WVG v. PACIFIC INSURANCE

United States District Court, District of New Hampshire (1986)

Facts

Issue

Holding — Loughlin, J.

Rule

Reasoning

Deep Dive: How the Court Reached Its Decision

Overview of the Case

The case involved plaintiffs who owned the White Mountains Resort in Thornton, New Hampshire, and sought insurance proceeds from Pacific Insurance Company following a fire at their premises. They had purchased the insurance policy prior to the fire and filed claims shortly after the incident. When the insurance company refused to pay, the plaintiffs filed a complaint alleging breach of contract and bad faith. Afterward, they amended their complaint to include a claim under the New Hampshire Consumer Protection Act, which led to the defendant's motion to dismiss this third count. The court had to determine whether a private right of action existed under the Consumer Protection Act given the existence of the Unfair Insurance Trade Practices statute. The court ultimately ruled on the validity of the plaintiffs' claims under the Consumer Protection Act.

Legal Framework

The court noted that the motion to dismiss was governed by the requirement that plaintiffs must present factual allegations that could support a valid legal claim. New Hampshire law was applicable due to the court's diversity jurisdiction. The pivotal legal issue was whether the Consumer Protection Act allowed for a private cause of action against an insurer for allegedly unfair and deceptive practices regarding insurance claims. The court emphasized that the Consumer Protection Act prohibits unfair or deceptive acts in trade or commerce and allows individuals who have been harmed by such actions to seek redress. The court also highlighted that the statute explicitly permits private actions, which is essential in determining the applicability of the law to the case at hand.

Exemption Argument

The defendant argued that the plaintiffs' claim should be dismissed because the conduct they alleged was exempted from the Consumer Protection Act under the Unfair Insurance Trade Practices statute. The defendant contended that since the insurance industry was regulated by RSA ch. 417, it was exempt from provisions of the Consumer Protection Act. However, the court analyzed the statutory language and determined that the exemption applied only to transactions that were expressly permitted under other laws. It reasoned that the alleged conduct of the defendant, which involved failing to pay claims in good faith, was not permitted under RSA ch. 417 and, therefore, could not be exempt from scrutiny under the Consumer Protection Act.

Statutory Interpretation

The court applied principles of statutory construction, indicating that the language of statutes should be given their ordinary meaning unless the context suggests otherwise. It found that RSA ch. 417 did not include any provision allowing insurers to engage in unfair practices, such as the failure to pay claims promptly. The court noted that the Unfair Insurance Trade Practices statute outlined specific unfair practices and indicated that such conduct, when done frequently, could constitute a violation. Thus, the court concluded that the conduct alleged by the plaintiffs was not merely regulatory but constituted unfair practices that warranted protection under the Consumer Protection Act.

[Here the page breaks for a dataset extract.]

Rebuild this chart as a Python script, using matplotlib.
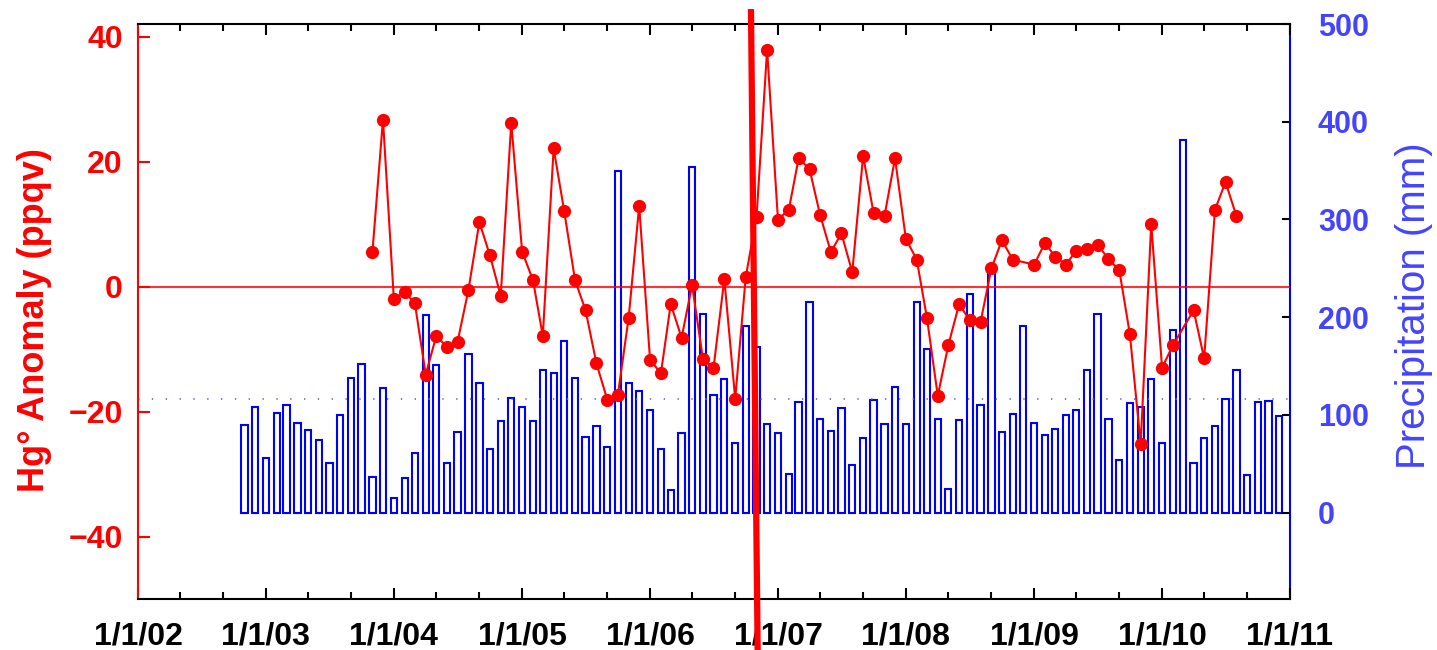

Precedent and Comparative Analysis

The court also considered relevant case law, particularly from Massachusetts, where similar consumer protection statutes existed. It cited the case of Dodd v. Commercial Union Insurance Co., which recognized a private right of action under Massachusetts’ consumer protection statute for unfair insurance practices. The Massachusetts court had concluded that the existence of a regulatory statute did not preclude the application of a broader consumer protection statute. The New Hampshire court noted that both states had similar statutory frameworks and that the absence of a provision limiting private actions in the New Hampshire statute further supported the plaintiffs' position. This comparative analysis reinforced the court’s view that the Consumer Protection Act was designed to provide consumers with remedies for individual wrongs, independent of other regulatory frameworks.

Conclusion

In conclusion, the court determined that the plaintiffs had adequately stated a cause of action under the New Hampshire Consumer Protection Act. It found that the allegations made against the defendant fell within the scope of unfair and deceptive practices as defined by the statute. The court emphasized that the existence of the Unfair Insurance Trade Practices statute did not bar the application of the Consumer Protection Act in this case. Therefore, the court denied the defendant's motion to dismiss count three of the plaintiffs' amended complaint, allowing the case to proceed. This ruling underscored the court's commitment to consumer protection and the enforcement of statutory rights against unfair business practices.